On Thu, Nov 05, 2020 at 09:21:13AM -0800, Suren Baghdasaryan wrote:
> On Thu, Nov 5, 2020 at 9:16 AM Michal Hocko <mho...@suse.com> wrote:
> >
> > On Thu 05-11-20 08:50:58, Suren Baghdasaryan wrote:
> > > On Thu, Nov 5, 2020 at 4:20 AM Michal Hocko <mho...@suse.com> wrote:
> > > >
> > > > On Wed 04-11-20 12:40:51, Minchan Kim wrote:
> > > > > On Wed, Nov 04, 2020 at 07:58:44AM +0100, Michal Hocko wrote:
> > > > > > On Tue 03-11-20 13:32:28, Minchan Kim wrote:
> > > > > > > On Tue, Nov 03, 2020 at 10:35:50AM +0100, Michal Hocko wrote:
> > > > > > > > On Mon 02-11-20 12:29:24, Suren Baghdasaryan wrote:
> > > > > > > > [...]
> > > > > > > > > To follow up on this. Should I post an RFC implementing 
> > > > > > > > > SIGKILL_SYNC
> > > > > > > > > which in addition to sending a kill signal would also reap the
> > > > > > > > > victim's mm in the context of the caller? Maybe having some 
> > > > > > > > > code will
> > > > > > > > > get the discussion moving forward?
> > > > > > > >
> > > > > > > > Yeah, having a code, even preliminary, might help here. This 
> > > > > > > > definitely
> > > > > > > > needs a good to go from process management people as that 
> > > > > > > > proper is land
> > > > > > > > full of surprises...
> > > > > > >
> > > > > > > Just to remind a idea I suggested to reuse existing concept
> > > > > > >
> > > > > > >     fd = pidfd_open(victim process)

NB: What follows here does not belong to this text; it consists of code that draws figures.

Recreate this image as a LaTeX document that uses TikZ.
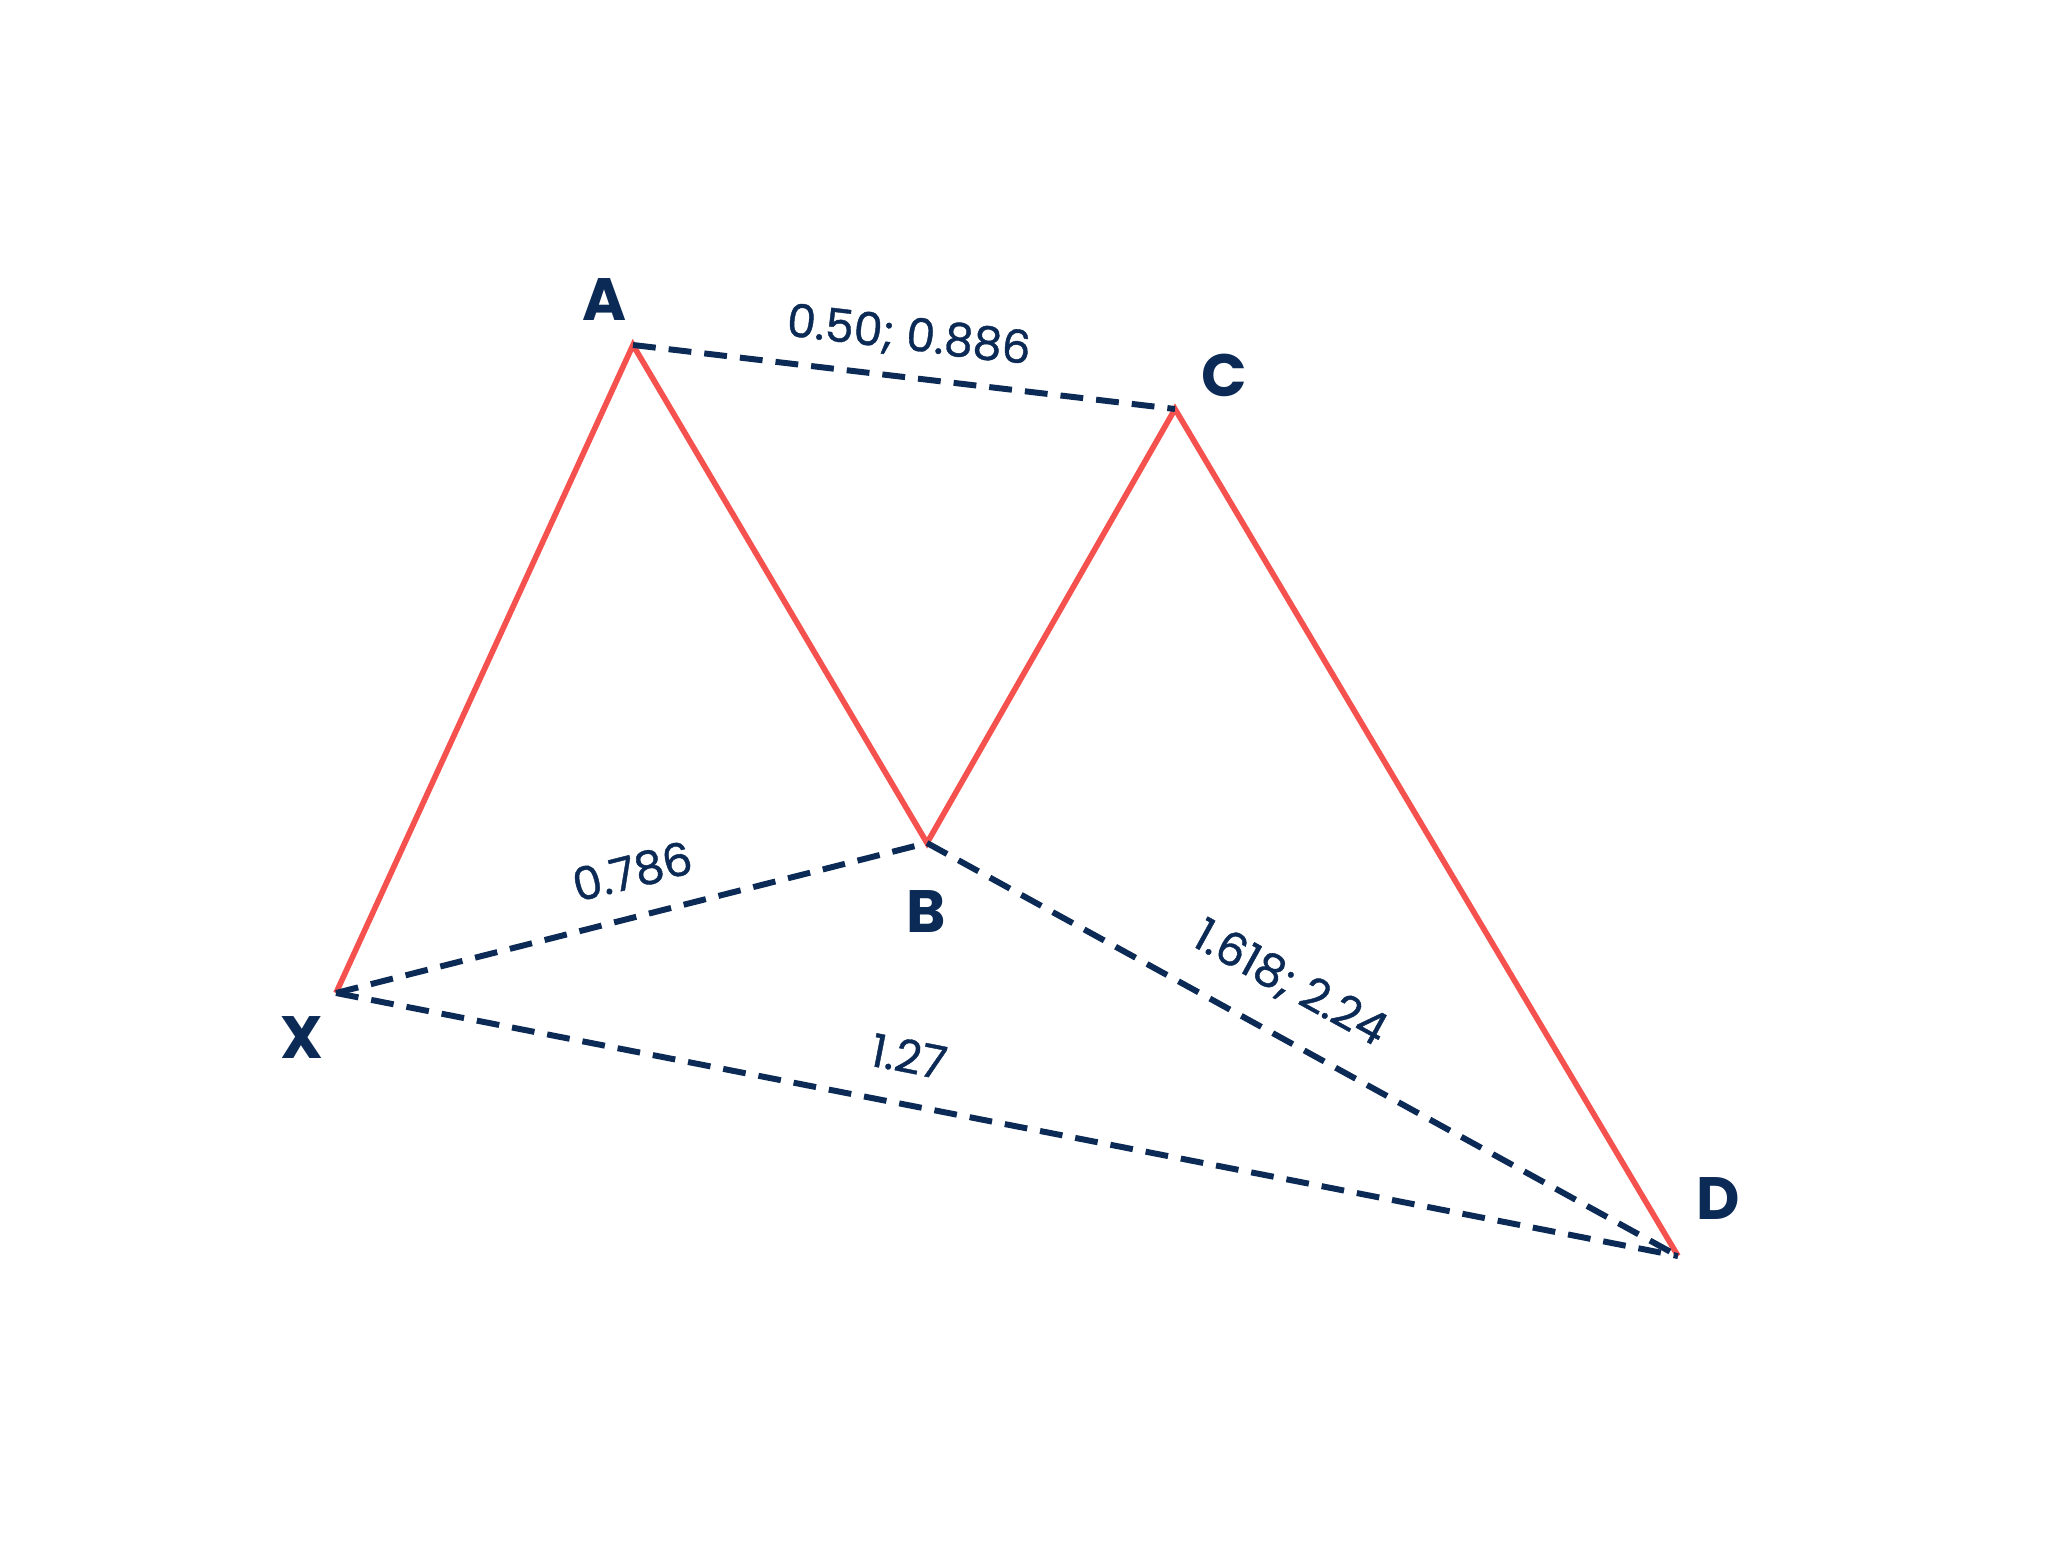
\documentclass[tikz,border=0pt]{standalone}
\usepackage{fontspec}
\setmainfont{Poppins}
\newfontfamily\ratiofont{Poppins}[FakeBold=0.9]
\definecolor{navy}{HTML}{0B2A55}
\definecolor{salmon}{HTML}{F5524F}
\begin{document}
\begin{tikzpicture}[x=0.01cm, y=-0.01cm,
  leg/.style={draw=salmon, line width=1.6pt, line join=miter},
  ratio/.style={draw=navy, line width=1.7pt, dash pattern=on 6.5pt off 3.7pt},
  ptlabel/.style={text=navy, font=\fontsize{17}{20}\selectfont\bfseries, inner sep=0pt},
  fib/.style={text=navy, font=\ratiofont\fontsize{13}{15}\selectfont, sloped, inner sep=2pt}]
\useasboundingbox (0,0) rectangle (2048,1552);
\coordinate (X) at (336,993);
\coordinate (A) at (633,345);
\coordinate (B) at (927,843);
\coordinate (C) at (1175,409);
\coordinate (D) at (1678,1256);
\draw[leg](X)--(A)--(B)--(C)--(D);
\draw[ratio](A)--(C)node[fib, pos=0.5, above=3pt](ac){0.50; 0.886};
\draw[ratio](X)--(B)node[fib, pos=0.52, above=5pt](xb){0.786};
\draw[ratio](B)--(D)node[fib, pos=0.45, above=6pt](bd){1.618; 2.24};
\draw[ratio](X)--(D)node[fib, pos=0.42, above=6pt](xd){1.27};
\node[ptlabel](labX) at (302,1038){X};
\node[ptlabel](labA) at (605,300){A};
\node[ptlabel](labB) at (926,912){B};
\node[ptlabel](labC) at (1224,375){C};
\node[ptlabel](labD) at (1718,1199){D};
\end{tikzpicture}
\end{document}
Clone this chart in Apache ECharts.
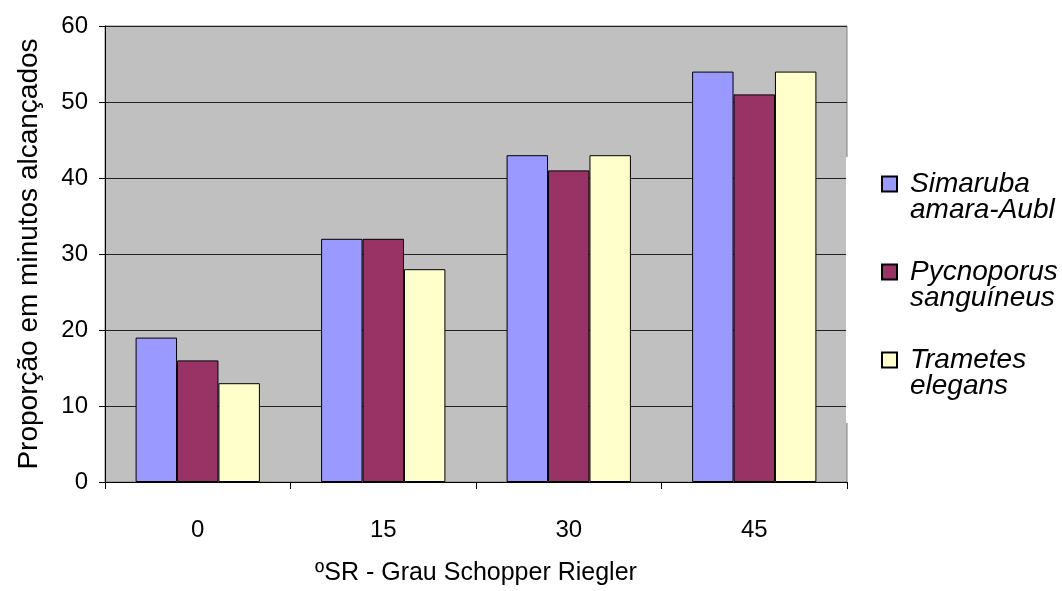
<!DOCTYPE html>
<html>
<head>
<meta charset="utf-8">
<script src="https://cdn.jsdelivr.net/npm/echarts@6/dist/echarts.min.js"></script>
<style>html,body{margin:0;padding:0;background:#fff;}#c{width:1062px;height:591px;}</style>
</head>
<body>
<div id="c"></div>
<script>
const categories = ['0', '15', '30', '45'];
const seriesNames = ['Simaruba\namara-Aubl', 'Pycnoporus\nsanguíneus', 'Trametes\nelegans'];
const simaruba = [19, 32, 43, 54];
const pycnoporus = [16, 32, 41, 51];
const trametes = [13, 28, 43, 54];
const colors = ['#9999FF', '#993366', '#FFFFCC'];
const yTicks = [0, 10, 20, 30, 40, 50, 60];

const FONT = 'Liberation Sans, Arial, sans-serif';
const chart = echarts.init(document.getElementById('c'));
const values = [simaruba, pycnoporus, trametes];
const legendText = { fontFamily: FONT, fontSize: 28, fontStyle: 'italic', color: '#000', lineHeight: 26 };
chart.setOption({
  animation: false,
  backgroundColor: '#fff',
  textStyle: { fontFamily: FONT },
  grid: {
    left: 105, right: 215, top: 26, bottom: 102,
    show: true, backgroundColor: '#C0C0C0', borderColor: '#808080', borderWidth: 1
  },
  legend: {
    orient: 'vertical',
    left: 876, top: 139,
    icon: 'rect',
    itemWidth: 15, itemHeight: 15,
    itemGap: 8,
    data: seriesNames,
    formatter: function (name) {
      return '{a| }\n' + name.split('\n').map(s => '{a|' + s + '}').join('\n');
    },
    textStyle: Object.assign({}, legendText, {
      rich: { a: Object.assign({}, legendText, { padding: [0, 0, 0, 8] }) }
    })
  },
  xAxis: {
    type: 'category',
    data: categories,
    name: 'ºSR - Grau Schopper Riegler',
    nameLocation: 'middle',
    nameGap: 79,
    nameTextStyle: { fontSize: 25, color: '#000', fontFamily: FONT },
    axisLine: { lineStyle: { color: '#000', width: 1 } },
    axisTick: { show: true, length: 7, lineStyle: { color: '#000' } },
    axisLabel: { fontSize: 24, color: '#000', margin: 36, fontFamily: FONT }
  },
  yAxis: {
    type: 'value',
    min: yTicks[0], max: yTicks[yTicks.length - 1], interval: 10,
    name: 'Proporção em minutos alcançados',
    nameLocation: 'middle',
    nameGap: 62,
    nameTextStyle: { fontSize: 28, color: '#000', fontFamily: FONT },
    axisLine: { show: true, lineStyle: { color: '#000', width: 1 } },
    axisTick: { show: true, length: 6, lineStyle: { color: '#000' } },
    axisLabel: { fontSize: 24, color: '#000', margin: 17, fontFamily: FONT },
    splitLine: { show: true, lineStyle: { color: '#222', width: 1 } }
  },
  series: seriesNames.map((n, i) => ({
    name: n,
    type: 'bar',
    data: values[i],
    barGap: '0%',
    barCategoryGap: '33%',
    itemStyle: { color: colors[i], borderColor: '#000', borderWidth: 1 }
  })),
  graphic: [{
    type: 'rect', z: 100,
    shape: { x: 846, y: 157, width: 4, height: 266 },
    style: { fill: '#fff' }
  }]
});
</script>
</body>
</html>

> > > > > > >     fdatasync(fd);
> > > > > > >     close(fd);
> > > > > >
> > > > > > I must have missed this proposal. Anyway, are you suggesting 
> > > > > > fdatasync
> > > > > > to act as a destructive operation?
> > > > >
> > > > > write(fd) && fdatasync(fd) are already destructive operation if the 
> > > > > file
> > > > > is shared.
> > > >
> > > > I am likely missing something because fdatasync will not destroy any
> > > > underlying data. It will sync
> > > >
> > > > > You don't need to reaping as destruptive operation. Rather than, just
> > > > > commit on the asynchrnous status "write file into page cache and 
> > > > > commit
> > > > > with fsync" and "killing process and commit with fsync".
> > > >
> > > > I am sorry but I do not follow. The result of the memory reaping is a
> > > > data loss. Any private mapping will simply lose it's content. The caller
> > > > will get EFAULT when trying to access it but there is no way to
> > > > reconstruct the data. This is everything but not resembling what I see
> > > > f{data}sync is used for.
> > >
> > > I think Minchan considers f{data}sync as a "commit" operation.
> >
> > But there is nothing like commit in that operation. It is simply a
> > destroy operation. ftruncate as Minchan mentions in another reply would
> > be a closer fit but how do you interpret the length argument? What about
> > memory regions which cannot be reaped?
> >
> > I do understand that reusing an existing mechanism is usually preferable
> > but the semantic should be reasonable and easy to reason about.
> 
> Maybe then we can consider a flag for pidfd_send_signal() to indicate
> that we want a synchronous mm cleanup when SIGKILL is being sent?
> Similar to my original RFC but cleanup would happen in the context of
> the caller. That seems to me like the simplest and most obvious way of
> expressing what we want to accomplish. WDYT?

I think that's better than introducing a specific synchronous kill.